> Instruction: Pick out all lines in the listing holding the string "that" and copy them.
══════════════════════════════
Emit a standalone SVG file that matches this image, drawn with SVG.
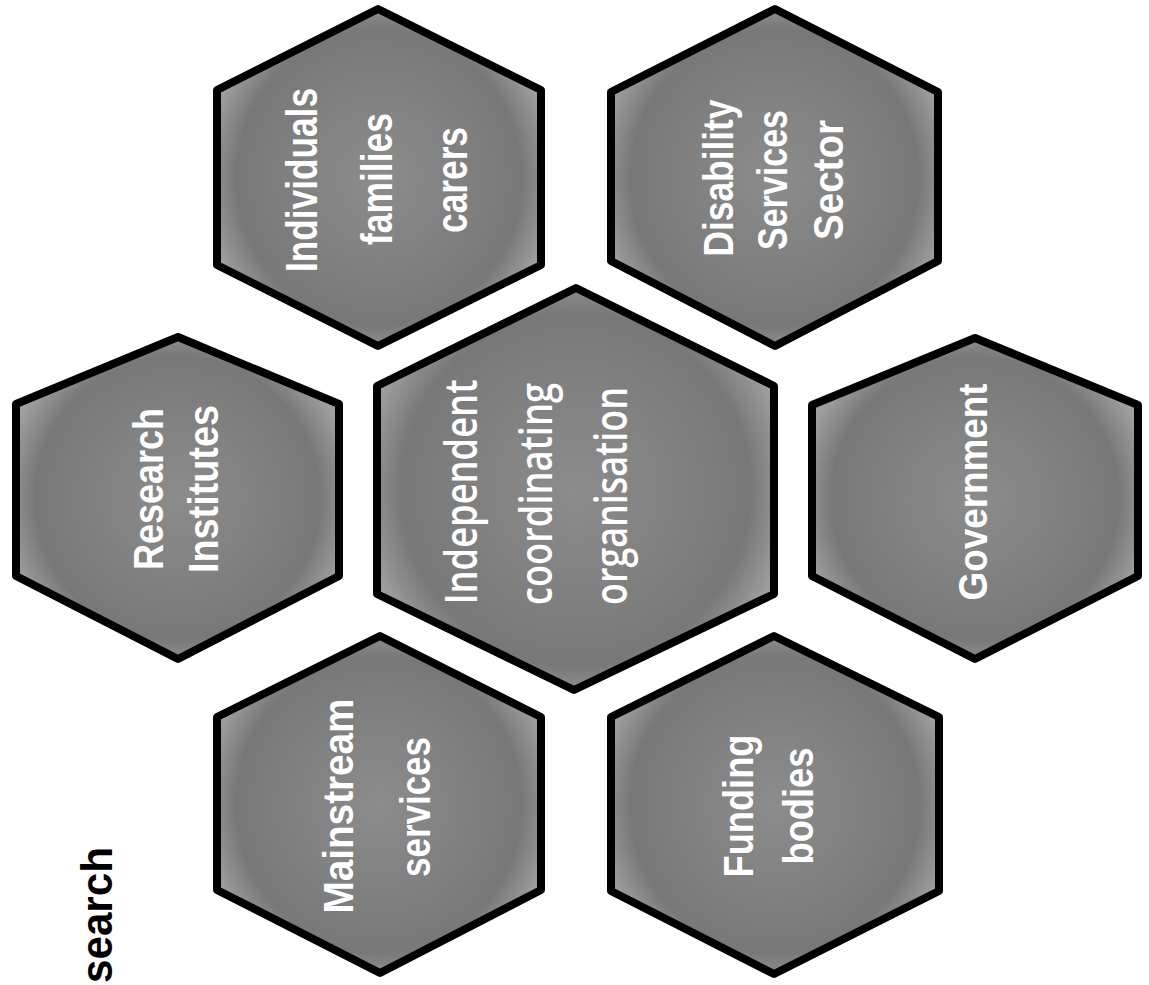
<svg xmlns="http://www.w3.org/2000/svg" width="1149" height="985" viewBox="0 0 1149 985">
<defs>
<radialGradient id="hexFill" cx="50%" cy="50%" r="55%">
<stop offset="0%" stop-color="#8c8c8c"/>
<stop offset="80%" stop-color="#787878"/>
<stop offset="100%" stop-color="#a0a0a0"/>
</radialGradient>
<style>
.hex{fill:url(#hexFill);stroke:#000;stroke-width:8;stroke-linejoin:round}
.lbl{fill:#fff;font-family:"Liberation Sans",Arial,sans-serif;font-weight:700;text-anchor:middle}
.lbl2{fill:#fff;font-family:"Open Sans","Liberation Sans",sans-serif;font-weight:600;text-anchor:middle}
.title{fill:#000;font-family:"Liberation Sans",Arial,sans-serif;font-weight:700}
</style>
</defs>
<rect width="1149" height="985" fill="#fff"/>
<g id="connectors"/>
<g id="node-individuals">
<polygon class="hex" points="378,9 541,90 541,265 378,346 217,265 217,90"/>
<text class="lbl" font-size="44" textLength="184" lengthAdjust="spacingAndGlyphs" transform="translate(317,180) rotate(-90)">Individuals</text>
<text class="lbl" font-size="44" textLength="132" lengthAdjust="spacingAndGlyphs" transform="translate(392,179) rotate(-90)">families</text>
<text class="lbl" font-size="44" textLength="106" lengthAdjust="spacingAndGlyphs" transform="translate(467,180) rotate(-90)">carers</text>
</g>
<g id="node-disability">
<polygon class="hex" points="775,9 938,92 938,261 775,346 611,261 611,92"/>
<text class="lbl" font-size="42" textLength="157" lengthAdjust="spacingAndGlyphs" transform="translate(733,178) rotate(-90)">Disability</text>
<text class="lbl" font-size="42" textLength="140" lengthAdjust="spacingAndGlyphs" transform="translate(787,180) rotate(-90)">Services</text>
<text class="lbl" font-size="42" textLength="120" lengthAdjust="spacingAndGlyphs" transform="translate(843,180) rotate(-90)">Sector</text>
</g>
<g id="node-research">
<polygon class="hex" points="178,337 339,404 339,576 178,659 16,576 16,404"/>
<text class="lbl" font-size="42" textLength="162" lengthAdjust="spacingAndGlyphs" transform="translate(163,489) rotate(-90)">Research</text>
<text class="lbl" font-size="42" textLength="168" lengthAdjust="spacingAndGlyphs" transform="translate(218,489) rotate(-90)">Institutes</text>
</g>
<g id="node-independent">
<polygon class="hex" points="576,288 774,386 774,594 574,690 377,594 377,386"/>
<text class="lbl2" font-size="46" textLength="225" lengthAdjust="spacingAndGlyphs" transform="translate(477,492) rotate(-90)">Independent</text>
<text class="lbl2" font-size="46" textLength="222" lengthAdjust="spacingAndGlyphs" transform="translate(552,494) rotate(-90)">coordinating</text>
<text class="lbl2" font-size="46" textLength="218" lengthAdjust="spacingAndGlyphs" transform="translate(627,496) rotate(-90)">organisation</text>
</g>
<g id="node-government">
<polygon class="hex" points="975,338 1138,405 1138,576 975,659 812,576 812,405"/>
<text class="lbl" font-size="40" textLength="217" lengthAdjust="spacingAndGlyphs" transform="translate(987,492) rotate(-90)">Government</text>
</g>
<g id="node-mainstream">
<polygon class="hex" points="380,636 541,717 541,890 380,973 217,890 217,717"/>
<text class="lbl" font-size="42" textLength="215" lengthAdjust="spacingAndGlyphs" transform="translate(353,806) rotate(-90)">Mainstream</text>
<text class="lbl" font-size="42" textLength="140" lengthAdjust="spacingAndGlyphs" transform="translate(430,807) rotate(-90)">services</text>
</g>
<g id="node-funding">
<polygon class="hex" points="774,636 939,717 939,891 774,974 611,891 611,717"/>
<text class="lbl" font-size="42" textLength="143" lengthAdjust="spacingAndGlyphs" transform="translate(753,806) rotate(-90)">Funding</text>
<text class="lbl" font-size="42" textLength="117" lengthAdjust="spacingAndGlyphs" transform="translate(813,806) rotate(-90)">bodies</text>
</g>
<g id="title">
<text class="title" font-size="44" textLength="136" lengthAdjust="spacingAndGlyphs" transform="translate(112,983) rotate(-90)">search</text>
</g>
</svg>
══════════════════════════════
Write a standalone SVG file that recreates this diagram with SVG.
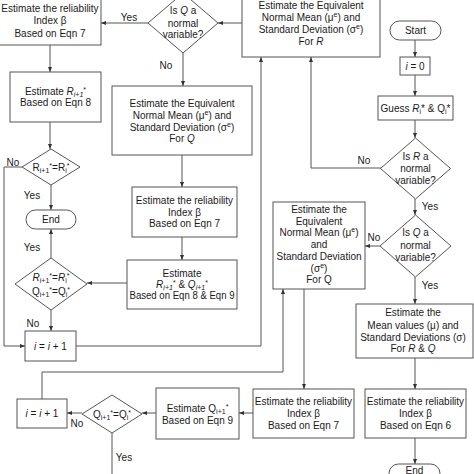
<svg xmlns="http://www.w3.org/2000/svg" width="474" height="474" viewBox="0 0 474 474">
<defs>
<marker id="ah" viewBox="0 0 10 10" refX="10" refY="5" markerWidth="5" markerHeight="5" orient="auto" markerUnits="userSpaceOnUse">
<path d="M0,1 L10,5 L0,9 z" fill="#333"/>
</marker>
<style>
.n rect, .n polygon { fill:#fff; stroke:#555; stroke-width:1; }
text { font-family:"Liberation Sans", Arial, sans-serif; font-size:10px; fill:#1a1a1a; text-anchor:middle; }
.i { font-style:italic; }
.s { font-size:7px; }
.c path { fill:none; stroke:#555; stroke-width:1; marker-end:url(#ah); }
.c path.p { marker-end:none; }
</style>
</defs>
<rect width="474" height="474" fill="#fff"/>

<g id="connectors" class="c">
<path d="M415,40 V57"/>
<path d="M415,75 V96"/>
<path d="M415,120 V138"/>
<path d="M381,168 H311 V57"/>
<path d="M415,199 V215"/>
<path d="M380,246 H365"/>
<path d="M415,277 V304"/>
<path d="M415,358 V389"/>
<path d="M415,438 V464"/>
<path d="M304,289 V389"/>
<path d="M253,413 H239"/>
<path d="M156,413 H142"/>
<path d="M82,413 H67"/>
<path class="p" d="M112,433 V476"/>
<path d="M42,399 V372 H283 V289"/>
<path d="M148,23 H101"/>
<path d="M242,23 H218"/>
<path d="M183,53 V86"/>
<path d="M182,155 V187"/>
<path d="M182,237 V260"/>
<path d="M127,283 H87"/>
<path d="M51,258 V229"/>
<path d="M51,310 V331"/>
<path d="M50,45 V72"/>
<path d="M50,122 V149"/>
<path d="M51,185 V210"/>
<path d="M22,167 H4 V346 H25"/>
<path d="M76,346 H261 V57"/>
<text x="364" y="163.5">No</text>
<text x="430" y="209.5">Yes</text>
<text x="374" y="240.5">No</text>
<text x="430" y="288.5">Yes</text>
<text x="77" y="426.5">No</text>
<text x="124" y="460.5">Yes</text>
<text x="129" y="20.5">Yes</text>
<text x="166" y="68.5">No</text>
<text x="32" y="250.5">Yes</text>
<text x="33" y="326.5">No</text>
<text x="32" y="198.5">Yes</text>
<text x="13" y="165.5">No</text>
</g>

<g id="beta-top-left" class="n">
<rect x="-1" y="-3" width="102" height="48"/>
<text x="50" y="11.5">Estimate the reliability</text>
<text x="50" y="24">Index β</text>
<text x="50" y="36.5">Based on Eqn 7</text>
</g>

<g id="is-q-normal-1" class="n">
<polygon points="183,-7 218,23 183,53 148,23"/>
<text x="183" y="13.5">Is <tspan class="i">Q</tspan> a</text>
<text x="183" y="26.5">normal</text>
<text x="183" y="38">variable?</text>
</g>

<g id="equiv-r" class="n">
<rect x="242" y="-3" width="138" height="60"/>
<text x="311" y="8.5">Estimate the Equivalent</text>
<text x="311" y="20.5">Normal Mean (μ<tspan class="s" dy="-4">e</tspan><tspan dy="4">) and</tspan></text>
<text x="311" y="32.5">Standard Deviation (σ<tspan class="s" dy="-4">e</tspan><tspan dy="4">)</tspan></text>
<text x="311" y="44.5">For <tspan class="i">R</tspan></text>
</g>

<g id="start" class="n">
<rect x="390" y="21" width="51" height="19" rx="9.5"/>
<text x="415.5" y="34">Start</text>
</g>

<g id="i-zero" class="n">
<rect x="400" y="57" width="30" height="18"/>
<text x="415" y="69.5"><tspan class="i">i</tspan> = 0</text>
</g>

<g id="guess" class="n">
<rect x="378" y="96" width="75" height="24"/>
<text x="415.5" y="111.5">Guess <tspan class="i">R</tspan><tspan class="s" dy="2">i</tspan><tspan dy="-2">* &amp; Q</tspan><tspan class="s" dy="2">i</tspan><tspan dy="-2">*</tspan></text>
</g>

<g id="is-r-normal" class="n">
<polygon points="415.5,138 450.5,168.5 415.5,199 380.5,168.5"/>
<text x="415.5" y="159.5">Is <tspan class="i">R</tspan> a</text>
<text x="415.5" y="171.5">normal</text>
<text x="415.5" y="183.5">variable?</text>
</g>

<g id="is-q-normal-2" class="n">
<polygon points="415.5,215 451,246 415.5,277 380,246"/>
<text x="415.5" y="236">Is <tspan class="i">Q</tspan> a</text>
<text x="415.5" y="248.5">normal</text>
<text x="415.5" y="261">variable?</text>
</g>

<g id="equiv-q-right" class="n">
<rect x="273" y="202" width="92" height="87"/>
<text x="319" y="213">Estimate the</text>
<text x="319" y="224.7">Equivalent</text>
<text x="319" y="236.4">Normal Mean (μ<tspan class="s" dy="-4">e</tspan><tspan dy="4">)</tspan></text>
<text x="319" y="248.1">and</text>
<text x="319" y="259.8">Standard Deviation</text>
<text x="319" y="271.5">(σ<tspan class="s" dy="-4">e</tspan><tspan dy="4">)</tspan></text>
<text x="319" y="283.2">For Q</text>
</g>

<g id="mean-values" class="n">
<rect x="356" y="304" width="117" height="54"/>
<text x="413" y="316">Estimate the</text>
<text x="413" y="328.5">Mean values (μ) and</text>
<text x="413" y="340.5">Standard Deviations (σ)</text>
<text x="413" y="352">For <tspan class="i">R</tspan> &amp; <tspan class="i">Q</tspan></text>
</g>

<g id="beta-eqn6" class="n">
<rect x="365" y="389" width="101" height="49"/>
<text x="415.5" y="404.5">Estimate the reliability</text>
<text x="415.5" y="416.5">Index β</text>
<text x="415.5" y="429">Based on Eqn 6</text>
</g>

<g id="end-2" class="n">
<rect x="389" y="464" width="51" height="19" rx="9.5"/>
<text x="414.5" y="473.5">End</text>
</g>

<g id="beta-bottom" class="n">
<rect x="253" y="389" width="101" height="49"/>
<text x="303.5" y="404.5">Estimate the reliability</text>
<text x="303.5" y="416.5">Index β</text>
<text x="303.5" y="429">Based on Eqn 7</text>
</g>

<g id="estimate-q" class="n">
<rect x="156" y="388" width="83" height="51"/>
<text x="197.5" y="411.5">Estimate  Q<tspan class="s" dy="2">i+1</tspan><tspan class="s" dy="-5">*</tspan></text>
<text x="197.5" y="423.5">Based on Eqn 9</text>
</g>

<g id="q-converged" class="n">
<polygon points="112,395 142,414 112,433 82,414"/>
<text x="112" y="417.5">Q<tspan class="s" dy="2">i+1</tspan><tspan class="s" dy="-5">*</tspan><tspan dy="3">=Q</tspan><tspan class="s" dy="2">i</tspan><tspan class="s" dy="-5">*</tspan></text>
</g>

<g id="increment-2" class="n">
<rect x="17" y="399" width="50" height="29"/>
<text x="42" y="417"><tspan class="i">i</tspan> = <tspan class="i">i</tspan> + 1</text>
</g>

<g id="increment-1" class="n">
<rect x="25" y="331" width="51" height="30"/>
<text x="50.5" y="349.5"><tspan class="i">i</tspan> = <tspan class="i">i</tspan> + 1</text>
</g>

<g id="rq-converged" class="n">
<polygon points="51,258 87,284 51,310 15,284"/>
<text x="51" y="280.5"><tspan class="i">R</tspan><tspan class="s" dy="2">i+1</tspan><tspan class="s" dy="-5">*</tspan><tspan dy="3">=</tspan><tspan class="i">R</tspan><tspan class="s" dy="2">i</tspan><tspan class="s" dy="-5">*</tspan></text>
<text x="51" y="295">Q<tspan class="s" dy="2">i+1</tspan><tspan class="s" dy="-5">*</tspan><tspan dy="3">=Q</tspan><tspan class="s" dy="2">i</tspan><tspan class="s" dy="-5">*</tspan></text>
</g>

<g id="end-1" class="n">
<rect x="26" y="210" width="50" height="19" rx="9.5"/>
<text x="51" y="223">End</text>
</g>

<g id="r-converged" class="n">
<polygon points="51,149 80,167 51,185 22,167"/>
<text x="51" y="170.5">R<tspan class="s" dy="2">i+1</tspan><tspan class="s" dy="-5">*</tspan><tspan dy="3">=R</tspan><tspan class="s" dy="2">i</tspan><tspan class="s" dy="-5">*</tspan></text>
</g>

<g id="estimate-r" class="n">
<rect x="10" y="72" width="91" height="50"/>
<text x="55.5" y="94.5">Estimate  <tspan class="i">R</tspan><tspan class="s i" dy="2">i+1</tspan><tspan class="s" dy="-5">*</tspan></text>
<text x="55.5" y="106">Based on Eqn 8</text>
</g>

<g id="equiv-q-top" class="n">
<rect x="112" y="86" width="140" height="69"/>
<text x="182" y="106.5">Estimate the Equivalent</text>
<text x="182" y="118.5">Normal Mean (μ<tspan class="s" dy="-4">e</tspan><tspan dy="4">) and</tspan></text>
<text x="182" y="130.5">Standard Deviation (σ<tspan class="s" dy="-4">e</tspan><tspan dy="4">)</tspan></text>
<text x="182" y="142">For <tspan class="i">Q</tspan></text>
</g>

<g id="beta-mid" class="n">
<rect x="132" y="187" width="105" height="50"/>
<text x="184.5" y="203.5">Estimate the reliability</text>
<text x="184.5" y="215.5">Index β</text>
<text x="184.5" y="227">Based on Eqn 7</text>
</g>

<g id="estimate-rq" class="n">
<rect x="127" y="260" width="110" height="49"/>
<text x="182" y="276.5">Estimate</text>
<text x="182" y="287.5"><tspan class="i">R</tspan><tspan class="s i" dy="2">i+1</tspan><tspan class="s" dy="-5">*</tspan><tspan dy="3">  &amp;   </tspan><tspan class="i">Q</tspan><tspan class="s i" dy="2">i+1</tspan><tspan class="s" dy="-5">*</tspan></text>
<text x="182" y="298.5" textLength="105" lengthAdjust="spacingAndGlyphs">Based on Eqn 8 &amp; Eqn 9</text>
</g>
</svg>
══════════════════════════════
> Task solution:
Emit a standalone SVG file that matches this image, drawn with SVG.
Write a standalone SVG file that recreates this diagram with SVG.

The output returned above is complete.